Answer with a single number: the count of lines that hold "seaborn".

+-------+

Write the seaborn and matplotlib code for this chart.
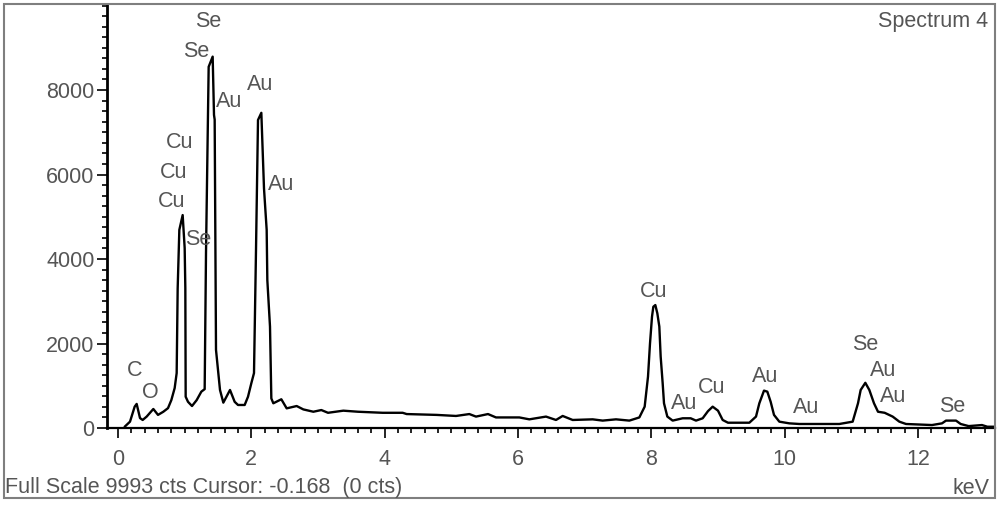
# EDS spectrum (Spectrum 4) redrawn with seaborn
import numpy as np
import pandas as pd
import matplotlib
matplotlib.use("Agg")
import matplotlib.pyplot as plt
from matplotlib.ticker import MultipleLocator
from matplotlib.patches import Rectangle
import seaborn as sns

# Spectrum: energy (keV) and counts
energy = [0.10, 0.18, 0.25, 0.28, 0.33, 0.37, 0.43, 0.53, 0.60, 0.68, 0.75, 0.80,
          0.85, 0.88, 0.895, 0.92, 0.95, 0.97, 1.00, 1.01, 1.015, 1.05, 1.11, 1.18,
          1.25, 1.30, 1.32, 1.36, 1.42, 1.44, 1.45, 1.47, 1.53, 1.58, 1.68, 1.75,
          1.80, 1.90, 1.95, 2.00, 2.04, 2.07, 2.10, 2.15, 2.19, 2.23, 2.24, 2.28,
          2.30, 2.33, 2.45, 2.53, 2.68, 2.78, 2.93, 3.05, 3.15, 3.38, 3.60, 3.97,
          4.27, 4.33, 4.78, 5.07, 5.27, 5.37, 5.55, 5.67, 6.02, 6.17, 6.42, 6.57,
          6.67, 6.82, 7.12, 7.27, 7.47, 7.67, 7.82, 7.90, 7.95, 7.98, 8.01, 8.03,
          8.06, 8.09, 8.12, 8.14, 8.17, 8.19, 8.24, 8.32, 8.47, 8.59, 8.67, 8.77,
          8.85, 8.92, 9.00, 9.07, 9.15, 9.47, 9.57, 9.62, 9.69, 9.74, 9.79, 9.84,
          9.92, 10.07, 10.22, 10.47, 10.82, 11.02, 11.10, 11.14, 11.21, 11.27, 11.34,
          11.40, 11.50, 11.62, 11.72, 11.82, 12.21, 12.36, 12.42, 12.57, 12.64, 12.76,
          12.96, 13.04, 13.15]
counts = [30, 150, 505, 570, 235, 190, 270, 450, 310, 385, 470, 660,
          945, 1300, 3300, 4690, 4900, 5040, 4260, 3310, 740, 620, 520, 660,
          860, 920, 4140, 8550, 8790, 7410, 7300, 1850, 900, 600, 900, 620,
          545, 545, 740, 1060, 1300, 4210, 7290, 7460, 5670, 4690, 3500, 2400,
          700, 585, 680, 465, 520, 440, 385, 425, 360, 410, 385, 360,
          360, 330, 310, 285, 330, 270, 330, 250, 250, 205, 270, 190,
          285, 190, 205, 175, 205, 175, 250, 505, 1215, 2000, 2635, 2870,
          2910, 2715, 2400, 1690, 1060, 585, 270, 175, 230, 230, 175, 230,
          400, 505, 410, 190, 125, 125, 270, 585, 885, 860, 620, 310,
          150, 110, 95, 95, 95, 150, 585, 900, 1070, 900, 585,
          385, 360, 270, 150, 95, 70, 110, 175, 175, 95, 45,
          70, 30, 30]

# Peak labels: text, energy (keV), counts
peak_names = ["Se", "Se", "Au", "Au", "Cu", "Cu", "Cu", "Se", "Au", "C", "O",
              "Cu", "Au", "Cu", "Au", "Au", "Se", "Au", "Au", "Se"]
peak_kev = [1.35, 1.18, 1.66, 2.13, 0.92, 0.83, 0.81, 1.20, 2.44, 0.25, 0.49,
            8.04, 8.49, 8.90, 9.71, 10.32, 11.21, 11.47, 11.62, 12.52]
peak_cts = [9610, 8900, 7720, 8120, 6750, 6040, 5370, 4450, 5775, 1370, 830,
            3240, 570, 970, 1210, 475, 1965, 1370, 735, 500]

df = pd.DataFrame({"keV": energy, "cts": counts})

sns.set_style("ticks")
plt.rcParams["font.family"] = ["Liberation Sans", "DejaVu Sans"]
grey = "#555555"
fs = 15.5

fig = plt.figure(figsize=(10, 5.05), dpi=100)
ax = fig.add_axes([0.107, 1 - 428 / 505, 0.888, 424 / 505])

sns.lineplot(data=df, x="keV", y="cts", color="black", linewidth=1.7, ax=ax)

for name, x, y in zip(peak_names, peak_kev, peak_cts):
    ax.text(x, y, name, ha="center", va="center", fontsize=fs, color=grey)

ax.set_xlim(-0.165, 13.155)
ax.set_ylim(0, 10036)
ax.set_xticks(np.arange(0, 13, 2))
ax.set_yticks(np.arange(0, 8001, 2000))
ax.xaxis.set_minor_locator(MultipleLocator(0.2))
ax.yaxis.set_minor_locator(MultipleLocator(250))
ax.tick_params(which="major", length=7, width=1.2, color="black",
               labelsize=fs, labelcolor=grey)
ax.tick_params(which="minor", length=3.5, width=1.2, color="black")
ax.tick_params(axis="x", which="major", pad=8)
ax.tick_params(axis="y", which="major", pad=2)
ax.set_xlabel("")
ax.set_ylabel("")

sns.despine(ax=ax, top=True, right=True)
ax.spines["left"].set_linewidth(2)
ax.spines["bottom"].set_linewidth(1.6)
ax.spines["left"].set_color("black")
ax.spines["bottom"].set_color("black")

# outer frame of the instrument window
fig.add_artist(Rectangle((4 / 1000, 1 - 498 / 505), 991 / 1000, 494 / 505,
                         transform=fig.transFigure, fill=False,
                         edgecolor="#7f7f7f", linewidth=1.5))

fig.text(988 / 1000, 1 - 22 / 505, "Spectrum 4", ha="right", va="center",
         fontsize=fs, color=grey)
fig.text(5 / 1000, 1 - 487 / 505, "Full Scale 9993 cts Cursor: -0.168  (0 cts)",
         ha="left", va="center", fontsize=fs, color=grey)
fig.text(990 / 1000, 1 - 488 / 505, "keV", ha="right", va="center",
         fontsize=fs, color=grey)

fig.savefig("out.png", dpi=100)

+-------+

> _Written solution_
3